A floor-to-ceiling shower enclosure represents a high-end design choice that extends the tiled shower area seamlessly from the floor or shower pan all the way up to the room’s ceiling. This construction method transforms the bathroom, creating a cohesive, modern architectural feature. The goal is to maximize the sense of space and luxury, often mirroring the minimalist aesthetic found in contemporary spa designs. Building such an enclosure requires specialized construction techniques and materials to manage the unique moisture and structural demands of a fully enclosed wet area.
Distinctive Design Characteristics
The primary appeal of a floor-to-ceiling enclosure is the expansive visual effect achieved by eliminating the traditional break point between the shower wall and the ceiling. This seamless continuity makes the bathroom appear significantly larger and more open than a shower with standard-height walls. The design is frequently paired with thick, frameless glass panels, which enhance the minimalist look by removing visual clutter from bulky metal frames.
The full-height glass panels create uninterrupted sightlines, allowing light to flow through the space and highlighting intricate tile work. This design also integrates specialized lighting, such as recessed fixtures placed directly inside the enclosure ceiling. The full enclosure retains heat and steam more effectively than open showers, contributing to a more luxurious, spa-like experience. Precise installation is necessary, as the glass must align perfectly with the ceiling, often requiring custom-measured panels for a clean, professional finish.
Essential Construction and Material Requirements
The construction of a floor-to-ceiling enclosure changes the requirements for moisture mitigation, as the ceiling becomes a direct part of the shower system. Unlike traditional shower builds, a full enclosure demands that the waterproofing membrane be extended across the entire ceiling area. This requires using a liquid or sheet membrane system over the cement backer board that covers the walls and ceiling. This continuous application prevents water vapor and condensation from penetrating the substrate, which could lead to structural damage or mold growth above the enclosure.
Anchoring the enclosure’s upper hardware requires specific structural preparation, particularly when installing heavy, frameless glass panels. Standard drywall is insufficient to support the weight and force exerted by the glass and door mechanisms. Blocking, which consists of horizontal lumber framing, must be installed securely between the ceiling joists where the upper tracks, hinges, or support bars will be secured. This solid wood support ensures the weight of the glass is transferred directly to the home’s framing, maintaining the integrity and stability of the enclosure.

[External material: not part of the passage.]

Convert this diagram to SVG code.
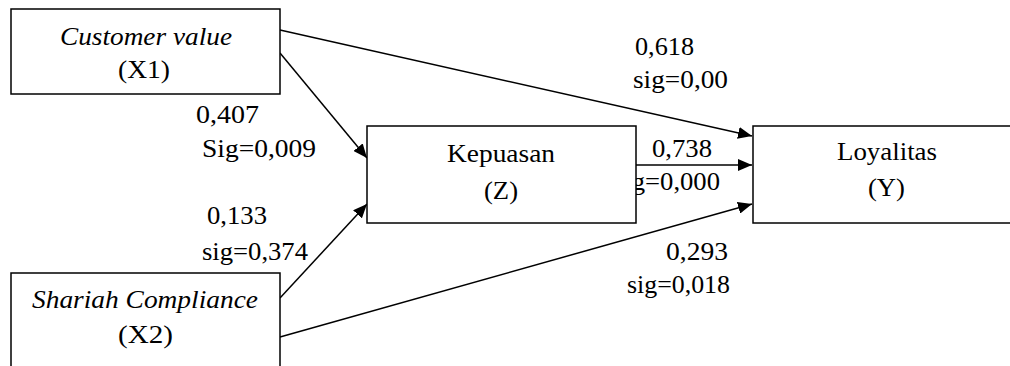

The high-moisture environment also impacts the selection of finishing materials. Tile, grout, and sealant choices must be rated for continuous, heavy steam exposure, which is more intense than intermittent moisture exposure on standard shower walls. Using a high-performance cementitious or epoxy grout, along with a quality silicone sealant, is important to prevent moisture intrusion and deterioration at the joints and seams. The ceiling tile should be set using a thin-set mortar compatible with the waterproofing membrane to ensure a durable bond in the humid environment.
Managing Environmental Control
The floor-to-ceiling enclosure creates a sealed atmosphere that necessitates specialized ventilation to prevent long-term moisture damage. Standard bathroom exhaust fans are often inadequate because they rely on drawing air from the entire room, which is less effective when the source of steam is fully enclosed. Therefore, an aggressive air exchange system is required to manage the high concentration of water vapor generated inside the sealed area.
A dedicated exhaust fan with a high Cubic Feet per Minute (CFM) rating must be installed directly within the enclosure’s ceiling, or an inline fan system must be ducted to a ceiling vent inside the shower space. For larger enclosures, the minimum recommended fan size is calculated based on the room’s volume, aiming for at least eight air changes per hour. This often results in a requirement well over the standard 50 CFM for a small bathroom, sometimes exceeding 150 CFM, depending on the enclosure size and ceiling height.
This powerful ventilation is necessary to combat the high risk of condensation, which is the primary cause of mold and mildew growth. The fan should be wired to operate on a timer or a humidistat to ensure it continues running after the shower is finished, actively purging the warm, moisture-laden air. For a true steam shower, additional requirements include a vapor-proof membrane on all surfaces, a sloped ceiling to direct condensation runoff, and a purpose-built steam generator. These environmental controls rapidly exchange the internal atmosphere, protecting the tile, grout, and surrounding drywall from the corrosive effects of constant, high-humidity exposure.